On February 5, 2020, Fannie Mae issued Lender Letter LL-2020-01, and Freddie Mac issued Bulletin 2020-1, both of which included the following announcements and key dates:
- All Fannie Mae/Freddie Mac uniform notes and riders have been updated to include the AARC recommended fallback language, applicable in the event LIBOR is no longer available or appropriate as a rate for residential adjustable-rate mortgage loans (ARMs). The updated forms are available for use now, but must be used for ARMs with note dates on or after June 1, 2020.
- To be eligible for delivery to a GSE, LIBOR ARMs must have application dates on or before September 30, 2020.

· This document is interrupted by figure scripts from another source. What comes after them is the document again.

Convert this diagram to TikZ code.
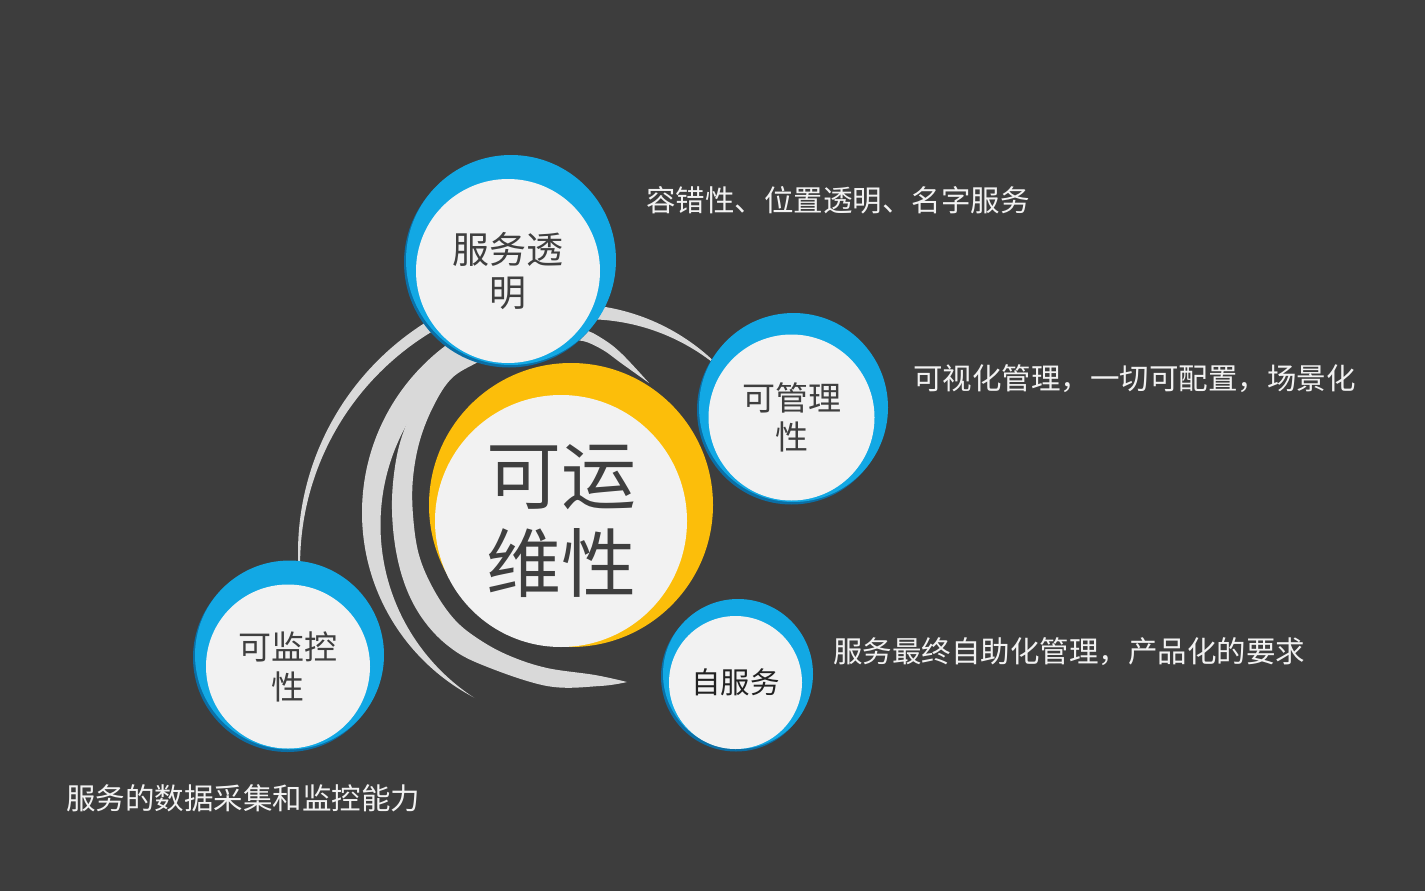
\documentclass[tikz,border=0pt]{standalone}
\usepackage{fontspec}
\newfontfamily\cjk{Noto Sans CJK SC}
\usetikzlibrary{calc}
\definecolor{bg}{HTML}{3D3D3D}
\definecolor{skyblue}{HTML}{12A8E4}
\definecolor{rimblue}{HTML}{0B6FA6}
\definecolor{disk}{HTML}{F2F2F2}
\definecolor{gold}{HTML}{FCBE0A}
\definecolor{arcgrey}{HTML}{D9D9D9}
\definecolor{ink}{HTML}{3F3F3F}
\definecolor{darkink}{HTML}{222222}
\definecolor{paper}{HTML}{F2F2F2}
\begin{document}
\begin{tikzpicture}[x=1pt,y=1pt,
  ring/.style={circle, fill=skyblue, inner sep=0pt, outer sep=0pt},
  rim/.style={circle, fill=rimblue, inner sep=0pt, outer sep=0pt},
  face/.style={circle, fill=disk, inner sep=0pt, outer sep=0pt, align=center, text=ink},
  desc/.style={anchor=west, inner sep=0pt, text=paper, font=\cjk\fontsize{29.5}{35}\selectfont},
]
\fill[bg] (0,0) rectangle (1425,-891);
\useasboundingbox (0,0) rectangle (1425,-891);

% ---- big outer arc (left) ----
\begin{scope}[even odd rule]
  \clip (570,-553) -- ($(570,-553)+(100:420pt)$) -- ($(570,-553)+(150:420pt)$) -- ($(570,-553)+(200:420pt)$) -- cycle;
  \clip (-10,10) rectangle (1435,-901) (572.1,-564.8) circle[radius=272pt];
  \fill[arcgrey] (570,-553) circle[radius=272pt];
\end{scope}

% ---- middle arc (left, continuing to the right) ----
\begin{scope}[even odd rule]
  \clip (-10,10) rectangle (1435,-901) (586.4,-525.1) circle[radius=205.9pt];
  \fill[arcgrey] (570.5,-512.6) circle[radius=208.5pt];
\end{scope}

% ---- inner wide arc ----
\fill[arcgrey] plot[smooth, tension=0.6] coordinates {(475,-345) (455,-352) (438,-368) (423,-390) (408,-420) (397,-455) (392,-500) (395,-545) (405,-585) (422,-618) (447,-645) (480,-664) (547,-686) (600,-686) (627,-682)}
  -- plot[smooth, tension=0.6] coordinates {(627,-682) (595,-675) (547,-668) (510,-656) (480,-640) (455,-620) (434,-590) (419,-555) (413,-515) (413,-478) (420,-440) (434,-405) (452,-378) (478,-362) (500,-350)} -- cycle;

% ---- small arc right of top circle ----
\fill[arcgrey] plot[smooth, tension=0.6] coordinates {(560,-336) (583,-330) (603,-339) (622,-354) (649,-383)}
  -- plot[smooth, tension=0.6] coordinates {(649,-383) (621,-363) (603,-350) (583,-341) (565,-342)} -- cycle;

% ---- centre ----
\node[circle, fill=gold, inner sep=0pt, outer sep=0pt, minimum size=284pt] (hub) at (571,-505) {};
\node[face, minimum size=252pt, font=\cjk\fontsize{75}{88}\selectfont] (hubtext) at (561,-521) {可运\\维性};

% ---- 服务透明 ----
\node[rim, minimum size=210pt] (rimA) at (509,-262.5) {};
\node[ring, minimum size=210pt] (ringA) at (511,-260) {};
\node[face, minimum size=184pt, font=\cjk\fontsize{37}{43.5}\selectfont] (faceA) at (508,-271) {服务透\\明};

% ---- 可管理性 ----
\node[rim, minimum size=189pt] (rimB) at (791.5,-410) {};
\node[ring, minimum size=189pt] (ringB) at (793.5,-407.5) {};
\node[face, minimum size=166pt, font=\cjk\fontsize{33}{39.5}\selectfont] (faceB) at (791.5,-417.5) {可管理\\性};

% ---- 自服务 ----
\node[rim, minimum size=150pt] (rimC) at (736,-676.5) {};
\node[ring, minimum size=150pt] (ringC) at (738,-674) {};
\node[face, minimum size=133pt, text=darkink, font=\cjk\fontsize{29.5}{35}\selectfont] (faceC) at (735.5,-682.5) {自服务};

% ---- 可监控性 ----
\node[rim, minimum size=189pt] (rimD) at (287.5,-657.5) {};
\node[ring, minimum size=189pt] (ringD) at (289.5,-655) {};
\node[face, minimum size=164pt, font=\cjk\fontsize{33}{40}\selectfont] (faceD) at (288,-666.5) {可监控\\性};

% ---- descriptions ----
\node[desc] (descA) at (646,-200) {容错性、位置透明、名字服务};
\node[desc] (descB) at (913,-379) {可视化管理，一切可配置，场景化};
\node[desc] (descC) at (833,-652) {服务最终自助化管理，产品化的要求};
\node[desc] (descD) at (66,-798) {服务的数据采集和监控能力};
\end{tikzpicture}
\end{document}
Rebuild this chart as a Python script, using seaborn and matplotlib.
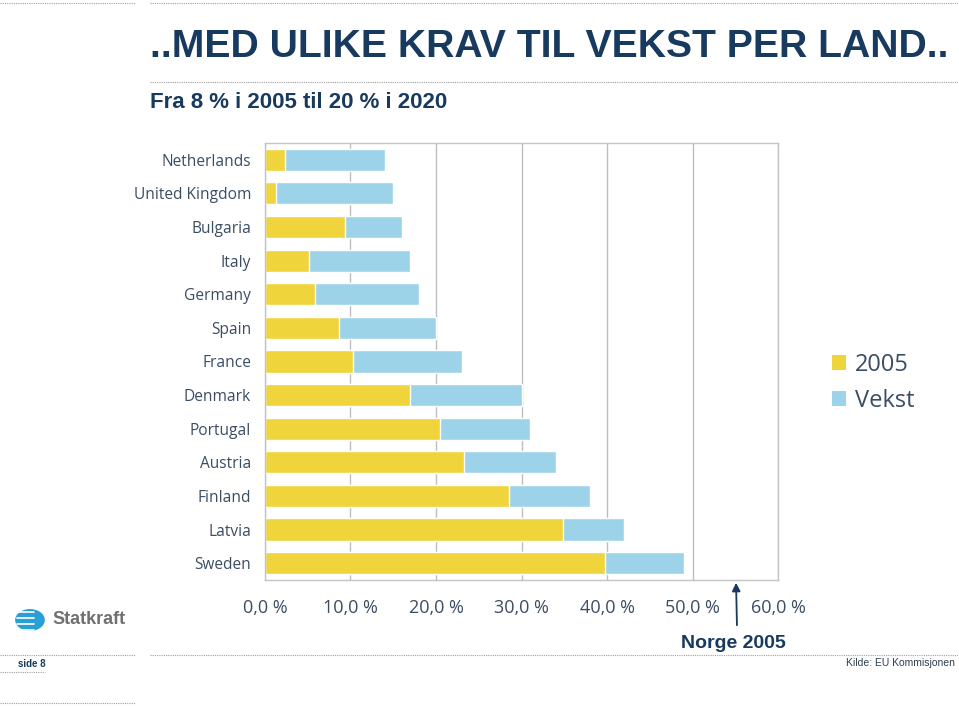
import numpy as np
import pandas as pd
import seaborn as sns
import matplotlib.pyplot as plt
from matplotlib.lines import Line2D
from matplotlib.patches import Patch, Circle

# data (percent renewable share)
countries = ["Netherlands", "United Kingdom", "Bulgaria", "Italy", "Germany", "Spain",
             "France", "Denmark", "Portugal", "Austria", "Finland", "Latvia", "Sweden"]
andel_2005 = [2.4, 1.3, 9.4, 5.2, 5.8, 8.7, 10.3, 17.0, 20.5, 23.3, 28.5, 34.9, 39.8]
mal_2020 = [14, 15, 16, 17, 18, 20, 23, 30, 31, 34, 38, 42, 49]
vekst = [m - a for m, a in zip(mal_2020, andel_2005)]
xticks = [0, 10, 20, 30, 40, 50, 60]
xticklabels = ["0,0 %", "10,0 %", "20,0 %", "30,0 %", "40,0 %", "50,0 %", "60,0 %"]

df = pd.DataFrame({"land": countries, "a2005": andel_2005, "total": mal_2020, "vekst": vekst})

sns.set_style("white")
plt.rcParams["font.family"] = ["Liberation Sans", "DejaVu Sans"]

navy = "#173a5e"
yellow = "#f0d43c"
blue = "#9dd3e8"

fig = plt.figure(figsize=(9.59, 7.06), dpi=100)
ax = fig.add_axes([0.2763, 0.1785, 0.535, 0.619])

# stacked: total first (blue), then 2005 share over it (yellow)
sns.barplot(data=df, y="land", x="total", color=blue, orient="h", width=0.66,
            saturation=1, ax=ax)
sns.barplot(data=df, y="land", x="a2005", color=yellow, orient="h", width=0.66,
            saturation=1, ax=ax)

ax.set_xlim(0, 60)
ax.set_ylim(12.5, -0.5)
ax.set_xticks(xticks)
ax.set_xticklabels(xticklabels, fontsize=13, color="#3b4d63")
ax.set_xlabel("")
ax.set_ylabel("")
ax.tick_params(axis="x", length=0, pad=14)
ax.tick_params(axis="y", length=0, pad=10, labelsize=11.2, labelcolor="#3b4d63")
for t in ax.get_yticklabels():
    t.set_family(["Open Sans", "DejaVu Sans"])
for t in ax.get_xticklabels():
    t.set_family(["Open Sans", "DejaVu Sans"])
ax.grid(axis="x", color="#bdbdbd", linewidth=1)
ax.set_axisbelow(True)
for s in ax.spines.values():
    s.set_color("#c4c4c4")
    s.set_linewidth(1)

# legend
handles = [Patch(facecolor=yellow, edgecolor="none"), Patch(facecolor=blue, edgecolor="none")]
leg = fig.legend(handles, ["2005", "Vekst"], loc="center left", bbox_to_anchor=(0.845, 0.458),
                 frameon=False, fontsize=17, handlelength=0.6, handleheight=0.6,
                 handletextpad=0.4, labelspacing=0.5)
for t in leg.get_texts():
    t.set_color("#3b4d63")
    t.set_family(["Open Sans", "DejaVu Sans"])

# titles
fig.text(150 / 959, 1 - 47 / 706, "..MED ULIKE KRAV TIL VEKST PER LAND..", fontsize=28.2,
         fontweight="bold", color=navy, va="center", ha="left")
fig.text(150 / 959, 1 - 103 / 706, "Fra 8 % i 2005 til 20 % i 2020", fontsize=16,
         fontweight="bold", color=navy, va="center", ha="left")

# dotted separator lines
def hline(y, x0, x1):
    fig.add_artist(Line2D([x0 / 959, x1 / 959], [1 - y / 706, 1 - y / 706],
                          color="#a0a0a0", linestyle=(0, (1, 1)), linewidth=0.8))

hline(3, 0, 135)
hline(3, 150, 959)
hline(82, 150, 959)
hline(655, 0, 135)
hline(655, 150, 959)
hline(672, 0, 45)
hline(703, 0, 135)

# Norge annotation
fig.text(733 / 959, 1 - 643 / 706, "Norge 2005", fontsize=14, fontweight="bold",
         color=navy, ha="center", va="center")
ax.annotate("", xy=(736 / 959, 1 - 580 / 706), xytext=(737 / 959, 1 - 628 / 706),
            xycoords="figure fraction", textcoords="figure fraction",
            arrowprops=dict(arrowstyle="-|>", color=navy, lw=1.3, mutation_scale=12))

# footer
fig.text(18 / 959, 1 - 664 / 706, "side 8", fontsize=7, fontweight="bold", color=navy,
         va="center", ha="left")
fig.text(955 / 959, 1 - 663 / 706, "Kilde: EU Kommisjonen", fontsize=7.5, color="#2d3e50",
         va="center", ha="right")

# Statkraft logo
fig.add_artist(Circle((30 / 959, 1 - 620 / 706), 0.0155, transform=fig.transFigure,
                      facecolor="#2a9fd6", edgecolor="none"))
for yy in [612, 618, 624, 630]:
    fig.add_artist(Line2D([17 / 959, 34 / 959], [1 - yy / 706, 1 - yy / 706],
                          color="white", linewidth=1.2))
fig.text(52 / 959, 1 - 620 / 706, "Statkraft", fontsize=13, fontweight="bold",
         color="#707070", va="center", ha="left")

fig.savefig("out.png", dpi=100)
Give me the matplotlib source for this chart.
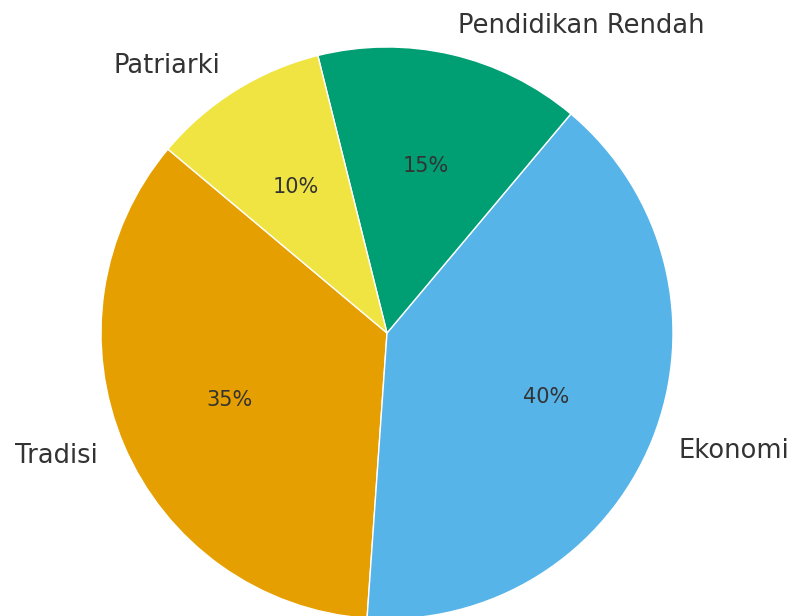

- LIBOR ARMs must be in mortgage-backed securities (MBS) pools with issue dates on or before December 1, 2020, or purchased as whole loans on or before December 31, 2020. All LIBOR ARM plans will be retired by the end of the year.
- The GSEs anticipate that they will be able to accept whole loan and MBS delivery of SOFR ARMs during the second half of 2020. Additional details regarding SOFR ARM plans will be detailed in the coming months.
- Beginning on a yet-to-be-determined date in 2021, the GSEs will retire all constant maturity Treasury securities (CMT) plans, and will no longer acquire CMT-indexed ARM loans. The GSEs caution against increased use of CMT-indexed ARMs as lenders wind down their use of LIBOR ARMs.
The GSEs' issuances do not address the replacement of LIBOR on existing ARM loans, although we expect them to provide guidance on that later this year.